La gorda se levantó enjugándose las lágrimas y salió apurada a comprar el libro.

–Y le digo algo más –señaló un viejo–. Si en las últimas presidenciales la segunda vuelta hubiera sido entre López Murphy y Menem –me recorrió un escalofrío retroactivo–, todos los seguidores del dictador depuesto, incluso los que ahora gobiernan, hubieran votado a Menem. Así son los partidarios del dictador depuesto.

Era muy viejo y muy gorila.

–¿Quién es el dictador depuesto? –preguntó un chico.

–Videla –le contestó la madre, al tiempo que le daba una sonora bofetada, que no tenía mucho de razonable.

–¿Y entonces? –preguntó alguien–. ¿La ciencia y la técnica no tienen nada que ver con el desarrollo?

–Por supuesto que tienen que ver –contesté–, pero a veces me pregunto si no son más bien un índice del desarrollo que una causa del desarrollo.

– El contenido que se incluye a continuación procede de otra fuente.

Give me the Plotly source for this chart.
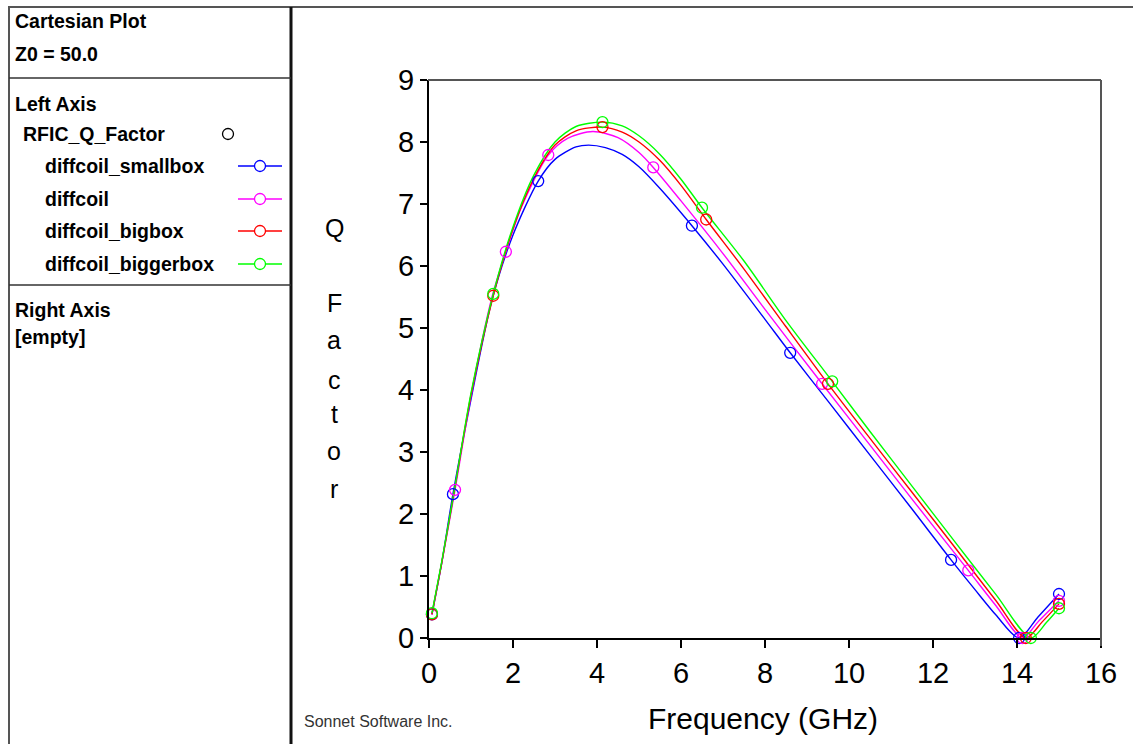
import plotly.graph_objects as go

W, H = 1133, 744

# ---------------- data ----------------
names = ["diffcoil_smallbox", "diffcoil", "diffcoil_bigbox", "diffcoil_biggerbox"]
colors = ["#0000FF", "#FF00FF", "#FF0000", "#00FF00"]

f_small = [0.07, 0.3, 0.57, 1.0, 1.5, 2.0, 2.6, 3.0, 3.5, 3.8, 4.2, 4.6, 5.0, 5.5, 6.26, 7.0, 8.0, 8.6,
           9.5, 10.5, 11.5, 12.43, 13.0, 13.5, 14.05, 14.5, 15.0]
q_small = [0.38, 1.2, 2.32, 3.85, 5.45, 6.5, 7.37, 7.72, 7.92, 7.95, 7.91, 7.8, 7.6, 7.25, 6.65, 6.03, 5.14, 4.6,
           3.82, 2.95, 2.08, 1.26, 0.78, 0.37, 0.0, 0.34, 0.71]
mk_small = [0.07, 0.57, 2.6, 6.26, 8.6, 12.43, 14.05, 15.0]

f_diff = [0.07, 0.3, 0.62, 1.0, 1.5, 1.83, 2.2, 2.84, 3.3, 3.9, 4.5, 5.0, 5.34, 6.0, 7.0, 8.0, 9.36, 10.5,
          11.5, 12.84, 13.5, 14.13, 14.5, 15.0]
q_diff = [0.38, 1.2, 2.39, 3.9, 5.5, 6.23, 6.95, 7.79, 8.06, 8.17, 8.07, 7.83, 7.59, 7.05, 6.2, 5.3, 4.1, 3.11,
          2.24, 1.09, 0.52, 0.0, 0.26, 0.6]
mk_diff = [0.62, 1.83, 2.84, 5.34, 9.36, 12.84, 14.13, 15.0]

f_big = [0.07, 0.3, 0.6, 1.0, 1.53, 2.0, 2.5, 3.0, 3.5, 4.13, 4.6, 5.0, 5.5, 6.0, 6.6, 7.5, 8.5, 9.5, 10.5,
         11.5, 12.5, 13.5, 14.21, 14.6, 15.0]
q_big = [0.38, 1.2, 2.36, 3.92, 5.52, 6.6, 7.42, 7.95, 8.18, 8.24, 8.16, 8.0, 7.7, 7.3, 6.75, 5.95, 5.02, 4.1,
         3.22, 2.35, 1.48, 0.6, 0.0, 0.26, 0.55]
mk_big = [0.07, 1.53, 4.13, 6.6, 9.5, 14.21, 15.0]

f_bigger = [0.07, 0.3, 0.6, 1.0, 1.53, 2.0, 2.5, 3.0, 3.5, 4.13, 4.6, 5.0, 5.5, 6.0, 6.5, 7.5, 8.5, 9.6,
            10.5, 11.5, 12.5, 13.5, 14.33, 14.7, 15.0]
q_bigger = [0.4, 1.22, 2.37, 3.95, 5.55, 6.63, 7.47, 8.0, 8.25, 8.32, 8.26, 8.1, 7.8, 7.4, 6.94, 6.08, 5.12,
            4.14, 3.33, 2.45, 1.57, 0.7, 0.0, 0.25, 0.48]
mk_bigger = [0.07, 1.53, 4.13, 6.5, 9.6, 14.33, 15.0]

series_f = [f_small, f_diff, f_big, f_bigger]
series_q = [q_small, q_diff, q_big, q_bigger]
series_mk = [mk_small, mk_diff, mk_big, mk_bigger]

x_ticks = [0, 2, 4, 6, 8, 10, 12, 14, 16]
y_ticks = [0, 1, 2, 3, 4, 5, 6, 7, 8, 9]

# ---------------- helpers ----------------
def px(x):
    return x / W


def py(y):
    return 1 - y / H


fig = go.Figure()

for f, q, mk, c, n in zip(series_f, series_q, series_mk, colors, names):
    fig.add_trace(go.Scatter(x=f, y=q, mode="lines", name=n,
                             line=dict(color=c, width=1.4, shape="spline", smoothing=0.8),
                             showlegend=False, hoverinfo="skip"))
for f, q, mk, c, n in zip(series_f, series_q, series_mk, colors, names):
    mx = [v for v in f if v in mk]
    my = [q[i] for i, v in enumerate(f) if v in mk]
    fig.add_trace(go.Scatter(x=mx, y=my, mode="markers", name=n, cliponaxis=False,
                             marker=dict(symbol="circle-open", size=11, color=c, line=dict(width=1.3)),
                             showlegend=False))

shapes = []
GREY = "#555555"
# outer frame / panel dividers
shapes.append(dict(type="line", xref="paper", yref="paper", x0=px(8), x1=px(1133), y0=py(7), y1=py(7),
                   line=dict(color=GREY, width=2)))
shapes.append(dict(type="line", xref="paper", yref="paper", x0=px(9), x1=px(9), y0=py(7), y1=py(744),
                   line=dict(color=GREY, width=2)))
shapes.append(dict(type="line", xref="paper", yref="paper", x0=px(291), x1=px(291), y0=py(7), y1=py(744),
                   line=dict(color="#111111", width=3)))
for yy in (78, 285):
    shapes.append(dict(type="line", xref="paper", yref="paper", x0=px(9), x1=px(291), y0=py(yy), y1=py(yy),
                       line=dict(color="#333333", width=1.5)))
# plot frame top/right
shapes.append(dict(type="line", xref="paper", yref="paper", x0=px(428), x1=px(1101), y0=py(80), y1=py(80),
                   line=dict(color=GREY, width=2)))
shapes.append(dict(type="line", xref="paper", yref="paper", x0=px(1101), x1=px(1101), y0=py(80), y1=py(646),
                   line=dict(color=GREY, width=2)))

# legend symbols
leg_rows = [166, 199, 231, 264]
for yy, c in zip(leg_rows, colors):
    shapes.append(dict(type="line", xref="paper", yref="paper", x0=px(238), x1=px(282), y0=py(yy), y1=py(yy),
                       line=dict(color=c, width=1.3)))
    shapes.append(dict(type="circle", xref="paper", yref="paper", x0=px(254.5), x1=px(265.5),
                       y0=py(yy + 5.5), y1=py(yy - 5.5), fillcolor="white", line=dict(color=c, width=1.3)))
shapes.append(dict(type="circle", xref="paper", yref="paper", x0=px(222.5), x1=px(233.5),
                   y0=py(134 + 5.5), y1=py(134 - 5.5), fillcolor="white", line=dict(color="black", width=1.3)))

ann = []
BF = dict(family="Liberation Sans", size=19.5, color="black")


def label(text, x, y, font=BF):
    ann.append(dict(text=text, x=px(x), y=py(y), xref="paper", yref="paper", showarrow=False,
                    xanchor="left", yanchor="middle", font=font))


label("<b>Cartesian Plot</b>", 13, 21)
label("<b>Z0 = 50.0</b>", 13, 54)
label("<b>Left Axis</b>", 13, 104)
label("<b>RFIC_Q_Factor</b>", 21, 134)
for yy, n in zip(leg_rows, names):
    label("<b>%s</b>" % n, 43, yy)
label("<b>Right Axis</b>", 13, 310)
label("<b>[empty]</b>", 13, 337)

# vertical stacked y-axis title
ytitle_letters = ["Q", "F", "a", "c", "t", "o", "r"]
ytitle_y = [228, 303, 340, 380, 414, 451, 489]
for ch, yy in zip(ytitle_letters, ytitle_y):
    ann.append(dict(text=ch, x=px(334), y=py(yy), xref="paper", yref="paper", showarrow=False,
                    xanchor="center", yanchor="middle",
                    font=dict(family="Liberation Sans", size=25, color="black")))

ann.append(dict(text="Frequency (GHz)", x=px(763), y=py(718), xref="paper", yref="paper", showarrow=False,
                xanchor="center", yanchor="middle", font=dict(family="Liberation Sans", size=30, color="black")))
ann.append(dict(text="Sonnet Software Inc.", x=px(302), y=py(721), xref="paper", yref="paper",
                showarrow=False, xanchor="left", yanchor="middle",
                font=dict(family="Liberation Sans", size=16, color="#333333")))

fig.update_layout(
    width=W, height=H, autosize=False,
    margin=dict(l=0, r=0, t=0, b=0, pad=0, autoexpand=False),
    paper_bgcolor="white", plot_bgcolor="white",
    shapes=shapes, annotations=ann,
    xaxis=dict(domain=[px(429), px(1101)], range=[0, 16], tickvals=x_ticks, automargin=False,
               ticktext=[str(v) for v in x_ticks], showgrid=False, zeroline=False,
               showline=True, linecolor="black", linewidth=2, ticks="outside", ticklen=8,
               tickwidth=1.5, tickcolor="black",
               tickfont=dict(family="Liberation Sans", size=29, color="black")),
    yaxis=dict(domain=[py(638), py(80)], range=[0, 9], tickvals=y_ticks, automargin=False,
               ticktext=[str(v) for v in y_ticks], showgrid=False, zeroline=False,
               showline=True, linecolor="black", linewidth=2, ticks="outside", ticklen=7,
               tickwidth=1.5, tickcolor="black",
               tickfont=dict(family="Liberation Sans", size=29, color="black")),
)

fig.write_html("out.html")
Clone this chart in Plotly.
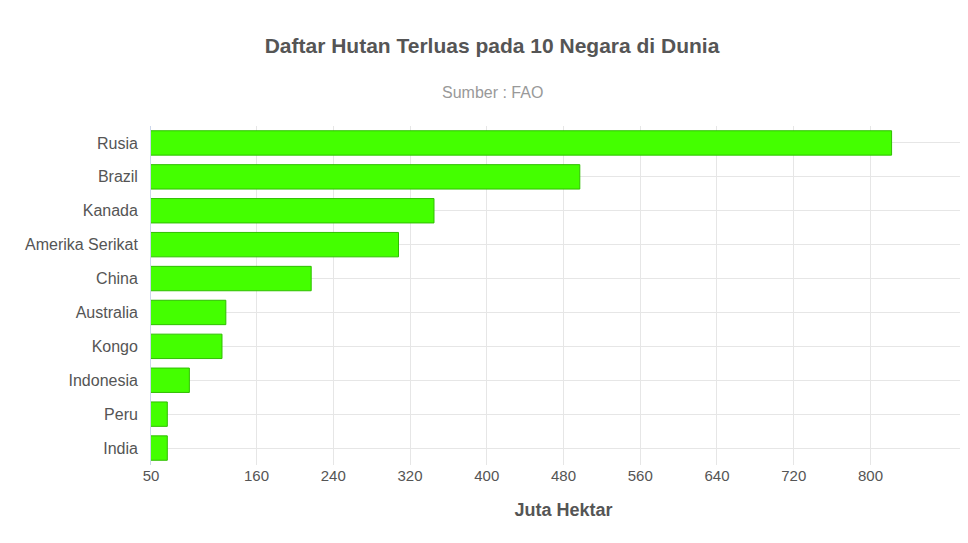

Un país puede crecer perfectamente bien con la ciencia disponible, y la investigación científica crecerá naturalmente si se implementan políticas razonables. Pero también puede ocurrir que el núcleo científico crezca como apéndice de los grandes programas internacionales sin que por eso beneficie al crecimiento, y que funcione como el sector importador de la era menemista. Esta vez, exportador en el sentido más literal, ya que estaría produciendo científicos que finalmente no hacen sino abastecer a los centros europeos y norteamericanos, que planifican muy bien su captación de científicos del tercer mundo. Es decir, seguiría el país financiando el crecimiento del centro. Lo cual, desde ya, no sería una política razonable.

–Usa mucho la palabra razonable –me dijeron.

–Es que creo que suele ser la clave de todo –dije–. Marguerite Yourcenar decía, por boca de Adriano, “que no hay cosa más difícil que la sensatez”, y realmente estoy de acuerdo. Es impresionante la cantidad de cosas que se solucionarían siendo razonables. Muchas veces los pueblos van a una guerra para, después de incontables desastres y desgracias, estar exactamente en la misma situación que al empezar la guerra y firmar la paz en las mismas condiciones en que podrían haber acordado de entrada, con la diferencia de que el equilibrio del principio es un equilibrio de Pareto y el del final es un equilibrio de Nash.

–¿Por qué no nos cuenta que son esos equilibrios?

–No ahora –dije–, tal vez en el próximo anuario. Pero pueden sacar Una mente brillante del videoclub. Trata, justamente, de Nash. Lo cierto es que los equilibrios de Pareto son los que se alcanzan con la sensatez, y los de Nash cuando no queda más remedio que ser sensatos. Por supuesto que los de Pareto son más beneficiosos. Pero la cultura argentina corriente siente predilección por los equilibrios insensatos.

–Ya que le importa tanto la razonabilidad, ponga que una cosa pendiente es tener una izquierda razonable, que cuando alguien ose sugerir que “tal vez en Cuba no hay tanta libertad de prensa”, no acuse a quien lo dijo de ser un lacayo del imperialismo –dijo un tipo de izquierda.

–Y una derecha razonable que se alegre cuando se declaran inconstitucionales las leyes que amparan a los militares genocidas y pida que se los juzgue, y que no digan que cualquiera que los ataca es un “zurdo” –dijo un tipo de derecha.

–Y sindicalistas razonables, que defiendan cosas razonables –dije–, que luchen por los derechos sindicales, pero no por los disparates sindicales.

–¿Por ejemplo? –preguntó, agresiva, una chica que militaba en no sé qué agrupación de base.

–No me pongas en compromisos –dije–. Ya tuve bastantes problemas cuando una vez hice una crítica razonable a los irracionales que tomaban el rectorado.

–Mmm –dijo alguien–, la crítica era razonable, sí. Pero tal vez un poquitito, sólo un poquitito mordaz.

–Bueno, de eso hace ya mucho tiempo –dije.

–Antes haría falta que hicieran justicia a los indígenas de la Patagonia, y que sacaran el nombre y las estatuas del genocida Roca –insistió la chica.

–Totalmente de acuerdo, pero de eso se va a ocupar Osvaldo Bayer, en este mismo anuario, con toda seguridad.

En ese momento volvió la gorda con el libro de José Natanson, se sentó, lo abrió y se puso a llorar a mares.

–¿A usted le parece razonable? –me preguntó Nelson.

–Sospecho que no –le contesté–, pero no puedo seguir en esta conversación. Tengo que escribir sobre las cosas pendientes y terminar mi nota hoy mismo. Al final, venir al café no me sirvió para nada.

–Ambiéntela en el café –dijo Nelson– y ponga que lo que está pendiente es la razonabilidad.

–Suena razonable –dije. Y así lo hice.